While the conversation surrounding the Mütter has the hallmarks of a wearying culture war skirmish (complete with crotchety former staffer happily providing quotes that lay into the new guard), the lines are less delineated. Judging from the American news media, many of those most upset locally with the changes at the institution are from groups traditionally alienated by museum culture, with various local trans people and those from goth subcultures speaking of their love for the place. Launching a petition against the changes, a grassroots campaign group notes that the ‘Mütter believed in compassion and love for society’s “monsters”’, a sentiment which many people with atypical bodies connected with.
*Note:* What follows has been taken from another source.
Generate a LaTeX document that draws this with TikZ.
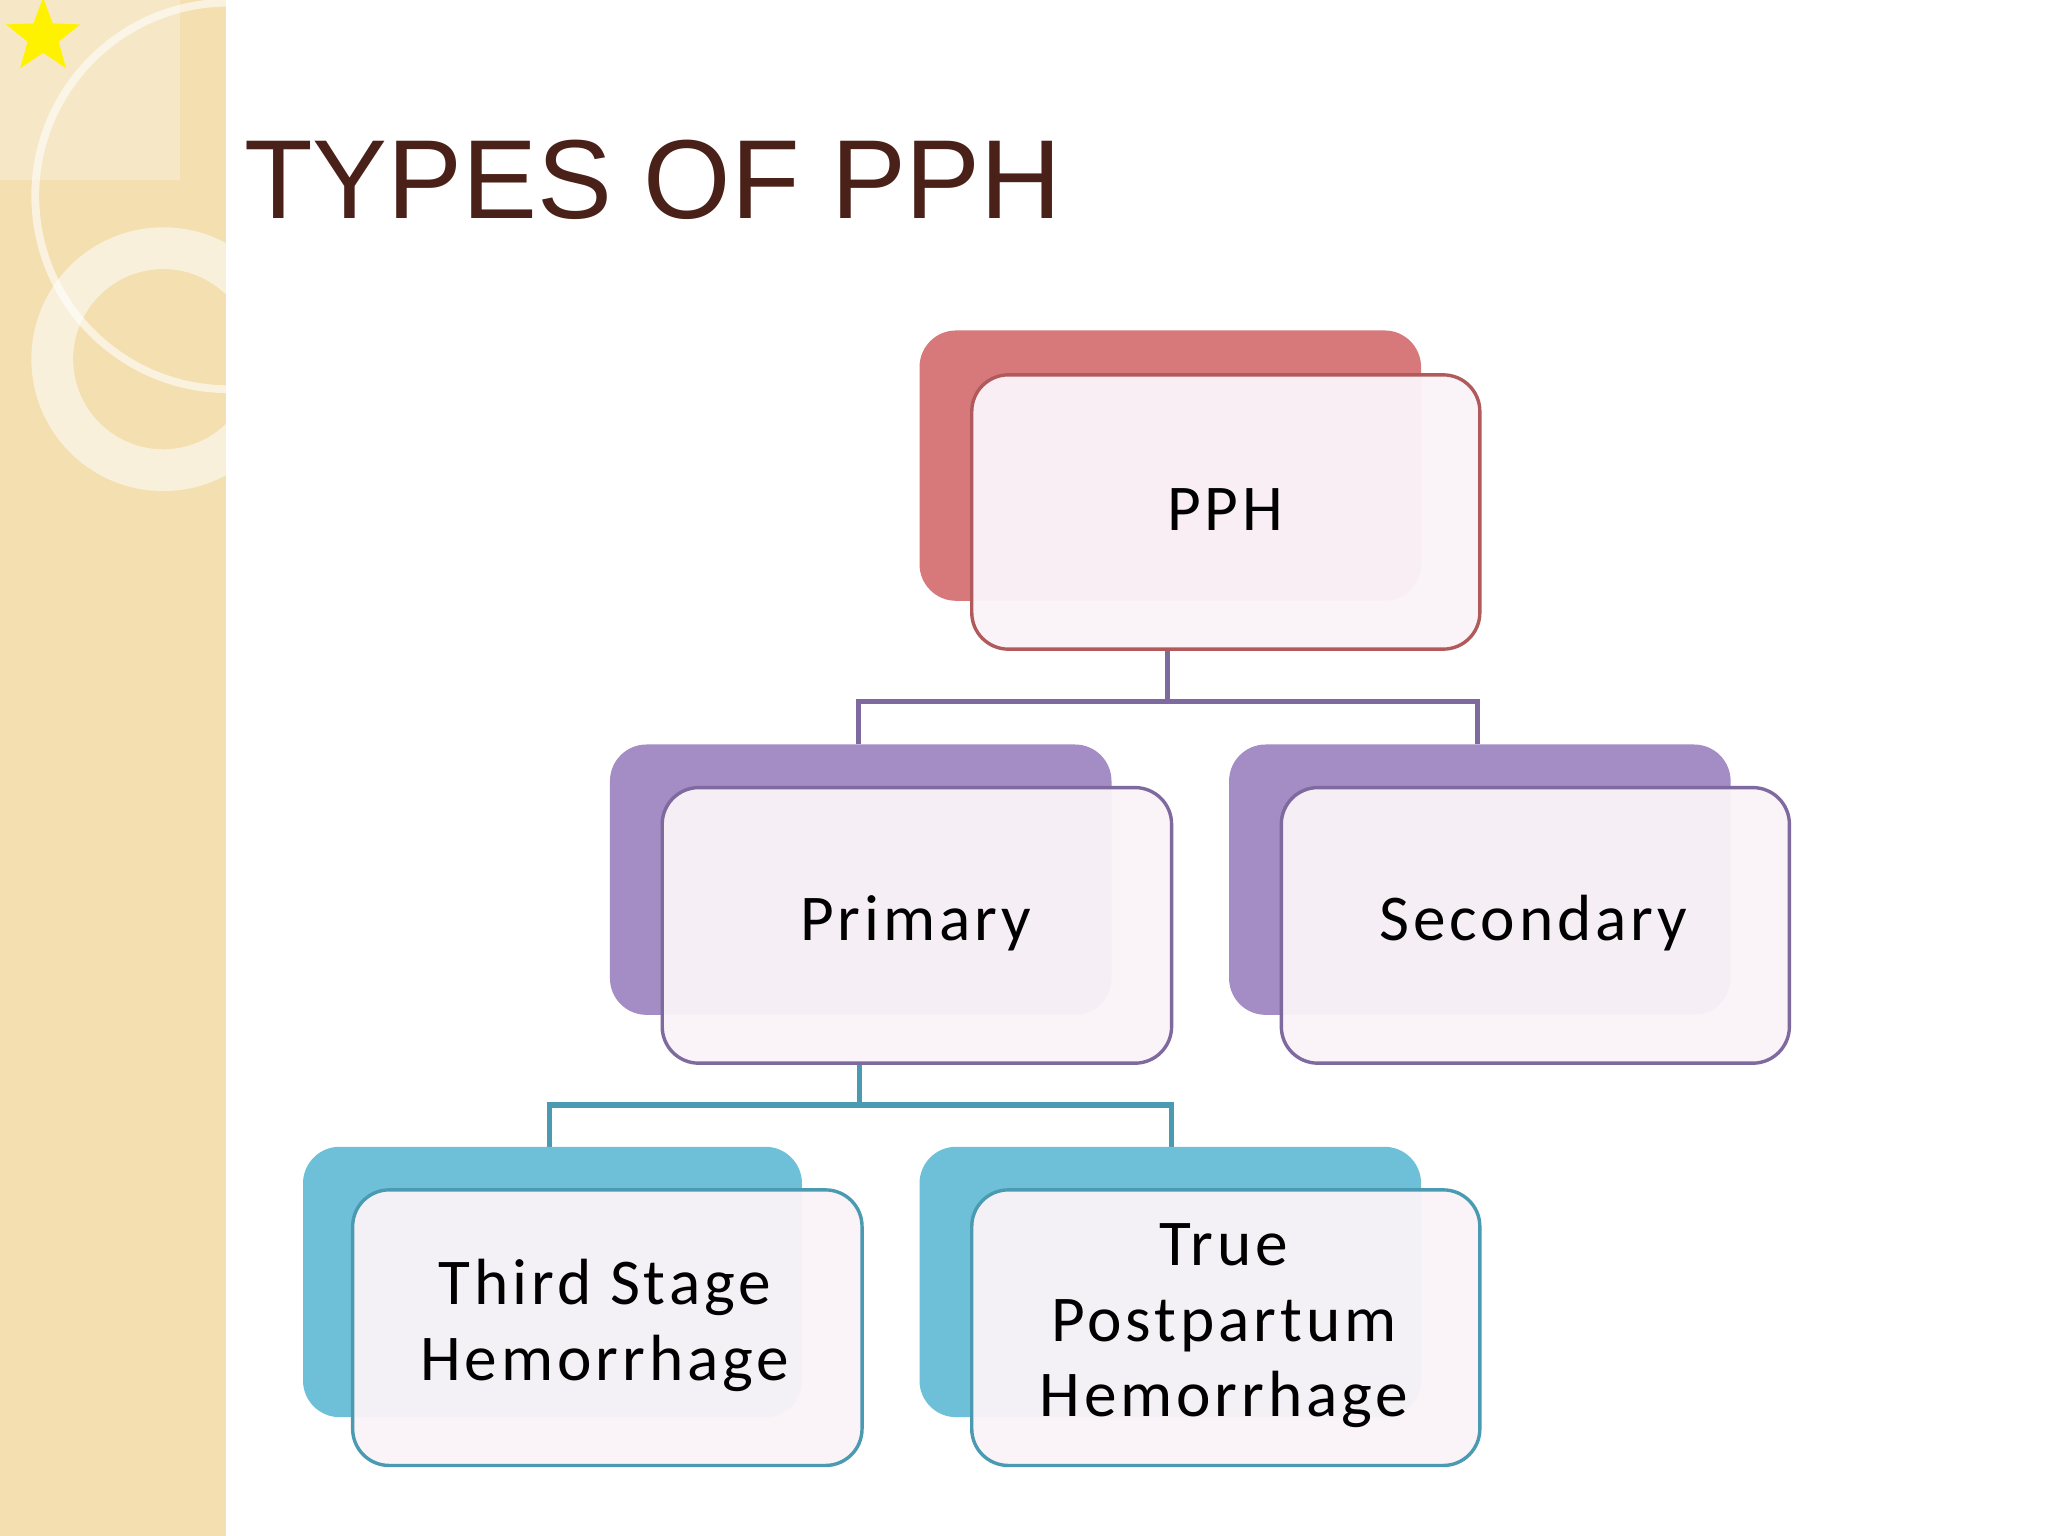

Victoria M. Rodríguez-Roldán, a disability-rights activist wrote to the Washington Post to say the museum’s collection ‘reminds us of our mortality and the fragility of our bodies… if we are ever to be inclusive of disability, we must accept these as part of our lives.’
In our shifting understanding of the human body, old bodies and bodies that do not fit a traditional norm are interesting to look at and learn from. This suggests that the preservation of human remains serves a cultural purpose both beyond bioarchaeology and academia, and vaudeville and prurient entertainment. And with acknowledgement of the Epicurean aphorism that ‘while we exist death is not present, and when death is present we no longer exist’, now the dead have no more use for the meat that gave them form, with respect, may those bodies continue to be shown.